Acabó su breve parlamento con un emocionado “que brille la Justicia con luz propia, la misma que estos días ilumina la estrella de Oriente camino de Belén”.
Con un nudo en la garganta, fue el turno del representante judicial. Lamentó que la armonía y la hermandad que hasta ahora se había respirado entre todos ellos dentro de la vitrina expositora se hubiera resquebrajado sin sentido, aunque se felicitara de la capacidad de todos de confluir en la solución de los conflictos que les distanciaban y, lo que parecía más importante, en hallar el camino en común que ambas partes debían recorrer.
Terminó evocando los sabios consejos de Marco Aurelio: “¿Hay alguien que tema a los cambios? ¿Acaso hay algo que pueda existir sin ellos? ¿Hay algo más familiar a la naturaleza del Todo que los cambios? ¿Puedes bañarte en agua caliente si la leña no cambia de estado? ¿Puedes alimentarte si no se transforma la comida? ¿No te das cuenta de que cambiar es igual de necesario para ti como para la naturaleza del Todo?”
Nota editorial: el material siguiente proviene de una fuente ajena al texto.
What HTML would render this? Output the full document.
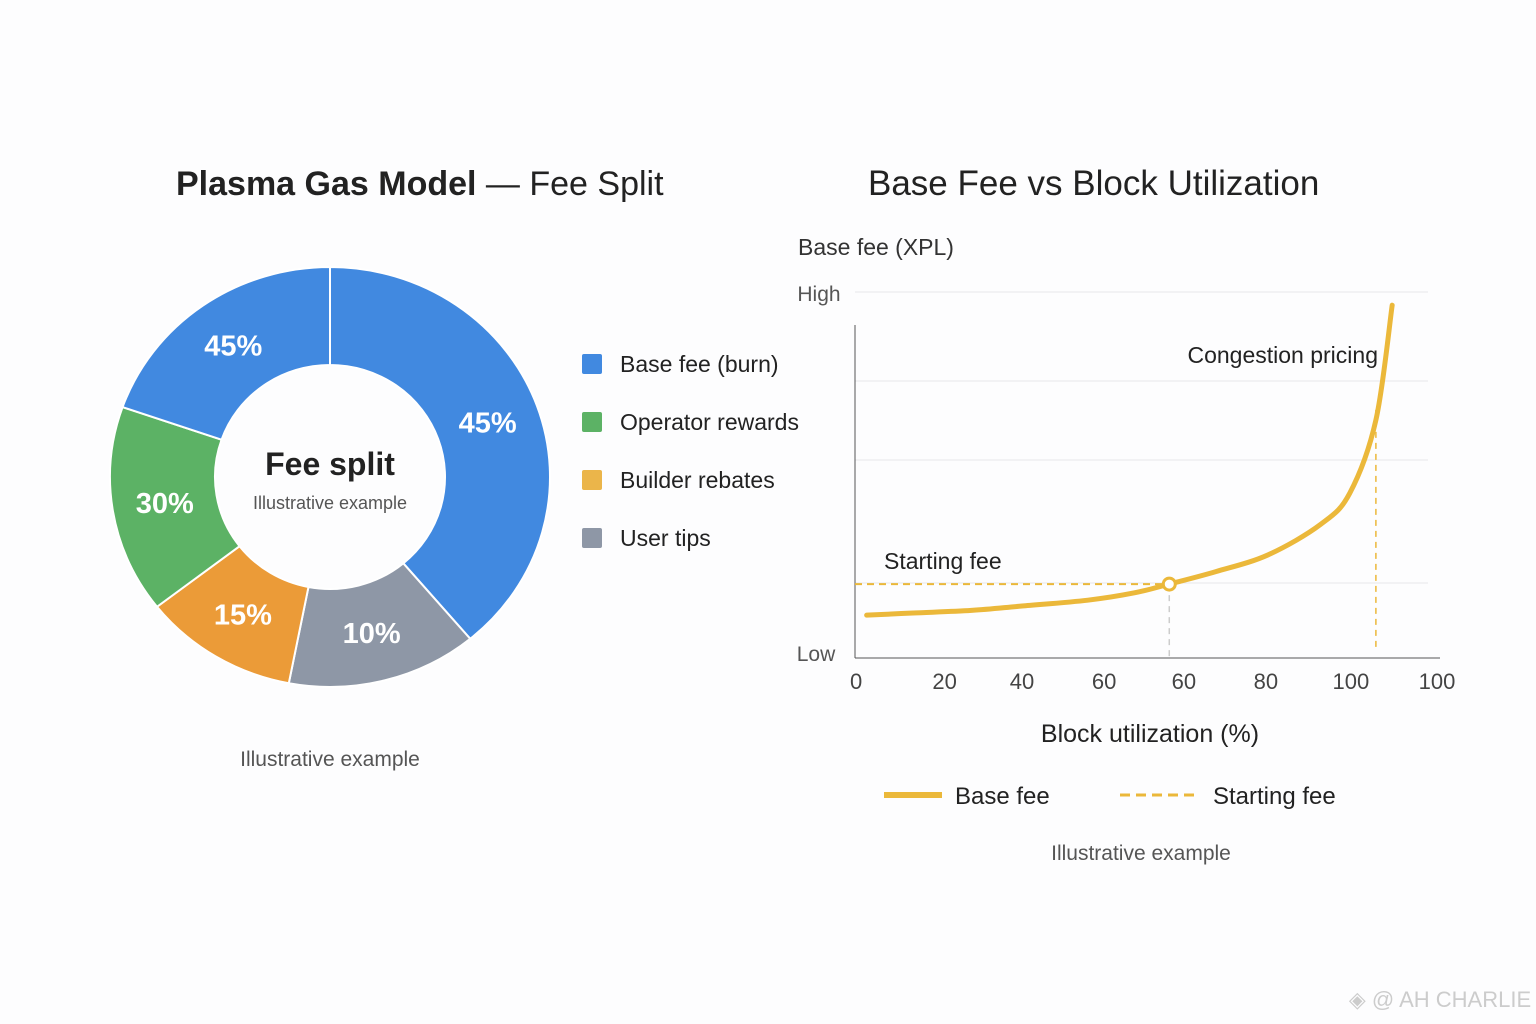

Del mismo modo añadió, la justicia necesita transformarse, adaptarse a los nuevos tiempos, acomodarse a la realidad social, asimilar sus problemas, dar adecuada solución a sus conflictos, beber de la misma fuente que todos.
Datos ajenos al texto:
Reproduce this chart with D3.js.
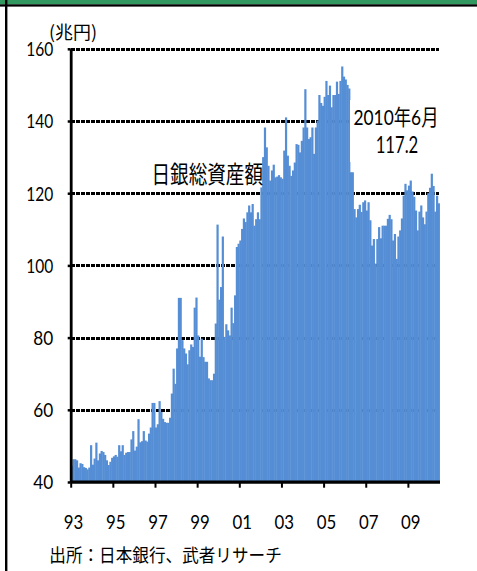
<!DOCTYPE html>
<html><head><meta charset="utf-8">
<script src="https://cdn.jsdelivr.net/npm/d3@7"></script>
<style>
html,body{margin:0;padding:0;background:#fff;}
svg{display:block;}
text{font-family:"Lato","Noto Sans CJK JP",sans-serif;fill:#000;}
.jp{font-family:"Noto Sans CJK JP",sans-serif;}
</style></head><body>
<svg id="chart" width="477" height="571"></svg>
<script>
// ---- data (兆円, monthly, Jan 1993 – Jun 2010) ----
const years = [1993,1994,1995,1996,1997,1998,1999,2000,2001,2002,2003,2004,2005,2006,2007,2008,2009,2010];
const v1993 = [44.5,46.3,46.3,46.0,44.0,45.2,45.0,44.1,43.9,43.5,44.0,50.2];
const v1994 = [44.8,46.5,50.9,46.0,47.9,48.6,48.3,47.5,46.0,44.7,45.6,46.7];
const v1995 = [47.1,47.5,47.0,50.2,48.5,50.2,47.5,48.1,48.3,48.3,51.8,54.1];
const v1996 = [48.7,49.8,57.4,51.0,51.3,54.1,51.5,51.2,53.4,55.1,61.9,61.9];
const v1997 = [55.1,56.0,62.4,59.4,57.5,56.6,56.4,56.4,57.8,64.5,71.4,67.2];
const v1998 = [77.0,91.0,91.0,79.3,77.0,75.6,72.6,76.5,78.1,77.4,88.3,91.1];
const v1999 = [80.6,74.7,79.7,74.6,73.3,73.3,68.7,68.2,68.2,70.0,83.9,111.3];
const v2000 = [90.5,94.0,108.0,80.2,83.7,82.0,80.6,88.3,84.0,91.7,105.1,106.0];
const v2001 = [106.9,110.1,113.0,112.0,114.7,116.6,114.7,117.0,111.0,112.8,114.7,112.8];
const v2002 = [121.6,130.0,138.2,132.7,127.6,123.5,126.3,127.9,124.4,124.6,125.0,124.4];
const v2003 = [124.0,131.8,141.0,130.4,127.6,124.8,126.3,128.5,133.6,133.4,131.3,134.5];
const v2004 = [138.2,148.8,138.2,135.0,135.5,138.2,130.9,138.2,140.1,147.2,145.0,144.2];
const v2005 = [146.7,151.1,147.2,149.8,143.8,147.2,147.2,150.9,147.5,151.1,155.1,152.3];
const v2006 = [151.5,150.0,149.0,125.8,125.8,115.6,113.3,115.6,116.8,114.8,117.5,118.0];
const v2007 = [115.2,117.5,112.5,105.5,107.3,100.5,107.3,110.6,107.5,111.0,111.0,111.0];
const v2008 = [112.9,114.0,112.8,106.9,108.7,101.8,108.0,109.7,113.0,119.3,122.6,120.8];
const v2009 = [122.1,123.5,120.5,119.0,115.2,109.7,114.9,116.6,113.3,111.4,114.9,120.0];
const v2010 = [121.5,125.4,122.0,114.9,119.3,117.2];
const valuesByYear = [v1993,v1994,v1995,v1996,v1997,v1998,v1999,v2000,v2001,v2002,v2003,v2004,v2005,v2006,v2007,v2008,v2009,v2010];

const yTicks = [40,60,80,100,120,140,160];
const xTickYears = [1993,1995,1997,1999,2001,2003,2005,2007,2009];
const xTickLabels = ["93","95","97","99","01","03","05","07","09"];
const unitLabel = "(兆円)";
const seriesLabel = "日銀総資産額";
const lastDateLabel = "2010年6月";
const lastValueLabel = "117.2";
const sourceLabel = "出所：日本銀行、武者リサーチ";

// ---- build table ----
const data = [];
valuesByYear.forEach((arr, i) => arr.forEach((v, j) => data.push({key: years[i] + "-" + (j + 1), year: years[i], month: j + 1, value: v})));

const svg = d3.select("#chart");
const X0 = 70.7, X1 = 439.5;

const x = d3.scaleBand().domain(data.map(d => d.key)).range([X0, X1]).paddingInner(0).paddingOuter(0);
const xIdx = d3.scaleLinear().domain([0, data.length]).range([X0, X1]);
const y = d3.scaleLinear().domain([40, 160]).range([482, 48.8]);

// frame / header
svg.append("rect").attr("x", 0).attr("y", 0).attr("width", 477).attr("height", 4.4).attr("fill", "#31985f");
svg.append("rect").attr("x", 0).attr("y", 4.3).attr("width", 477).attr("height", 2.3).attr("fill", "#000");
svg.append("rect").attr("x", 5).attr("y", 0).attr("width", 2.4).attr("height", 571).attr("fill", "#000");

// gridlines
svg.append("g").attr("shape-rendering", "crispEdges").selectAll("line").data(yTicks.filter(t => t > 40)).join("line")
  .attr("x1", X0).attr("x2", 439.3)
  .attr("y1", d => Math.round(y(d)) + 0.5).attr("y2", d => Math.round(y(d)) + 0.5)
  .attr("stroke", "#000").attr("stroke-width", 3).attr("stroke-dasharray", "4,1");

// bars
svg.append("g").selectAll("rect").data(data).join("rect")
  .attr("x", d => x(d.key)).attr("width", x.bandwidth() + 0.45)
  .attr("y", d => y(d.value)).attr("height", d => y(40) - y(d.value))
  .attr("fill", "#558ed5");

// annotation box (white, hides gridline behind the label)
svg.append("rect").attr("x", 350).attr("y", 100).attr("width", 92).attr("height", 62).attr("fill", "#fff");

// y axis
const yAxis = svg.append("g").attr("transform", `translate(${X0},0)`)
  .call(d3.axisLeft(y).tickValues(yTicks).tickSizeInner(3).tickSizeOuter(0).tickPadding(14.5));
yAxis.select(".domain").attr("stroke", "#000").attr("stroke-width", 2.8);
yAxis.selectAll(".tick line").attr("stroke", "#000").attr("stroke-width", 2.5);
yAxis.selectAll("text").attr("font-size", 18.5).attr("font-family", "Lato").attr("dy", "0.37em")
  .attr("textLength", d => String(d).length === 3 ? 27 : 20).attr("lengthAdjust", "spacingAndGlyphs");

// x axis
const xTickIdx = xTickYears.map(yr => data.findIndex(d => d.year === yr && d.month === 1));
const xAxis = svg.append("g").attr("transform", `translate(0,481.7)`)
  .call(d3.axisBottom(xIdx).tickValues(xTickIdx).tickSizeInner(6).tickSizeOuter(0).tickPadding(27)
    .tickFormat((d, i) => xTickLabels[i]));
xAxis.select(".domain").attr("stroke", "#000").attr("stroke-width", 3.3);
xAxis.selectAll(".tick line").attr("stroke", "#000").attr("stroke-width", 2);
xAxis.selectAll("text").attr("font-size", 20).attr("font-family", "Lato").attr("dx", 2.4)
  .attr("textLength", 19.5).attr("lengthAdjust", "spacingAndGlyphs");

// annotations
svg.append("text").attr("class", "jp").attr("x", 49).attr("y", 38.5).attr("font-size", 18)
  .attr("textLength", 48).attr("lengthAdjust", "spacingAndGlyphs").text(unitLabel);
svg.append("text").attr("class", "jp").attr("x", 151.5).attr("y", 183.3).attr("font-size", 24)
  .attr("textLength", 111.5).attr("lengthAdjust", "spacingAndGlyphs").text(seriesLabel);
svg.append("text").attr("x", 353.5).attr("y", 124.5).attr("font-size", 22)
  .attr("textLength", 85).attr("lengthAdjust", "spacingAndGlyphs").text(lastDateLabel);
svg.append("text").attr("x", 375.7).attr("y", 153.3).attr("font-size", 23)
  .attr("textLength", 42.6).attr("lengthAdjust", "spacingAndGlyphs").text(lastValueLabel);
svg.append("text").attr("class", "jp").attr("x", 49.3).attr("y", 562).attr("font-size", 18.5)
  .attr("textLength", 232.5).attr("lengthAdjust", "spacingAndGlyphs").text(sourceLabel);
</script>
</body></html>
Tras los discursos, todos los presentes arrancaron a aplaudir y a lanzar vítores entre abrazos e intercambios de buenos deseos, regresando ordenadamente a sus respectivos lugares dentro de la vitrina expositora, dándose por concluido el acto.
Mientras tanto, yo había regresado a mi sofá y probablemente los murmullos de fondo me sumieron de nuevo en un sueño reparador. Al despertar, ya con los primeros y tibios rayos de sol de la mañana, me levanté y regresé raudo al despacho con la intención de comprobar lo que unas horas antes había visto y oído. Sin embargo, todo estaba en orden: la vitrina cerrada, las figuras colocadas en su sitio y los libros en perfecta alineación. Pareciera que allí no había sucedido nada.
De vuelta al salón, me senté y aun aturdido pensé que probablemente todo había sido un sueño, fruto de la imaginación o del cansancio. No quise darle más vueltas. Pronto sería Navidad y, con ella, su magia y encanto, la misma de aquella noche de invierno en que juraría haber visto lo que vi.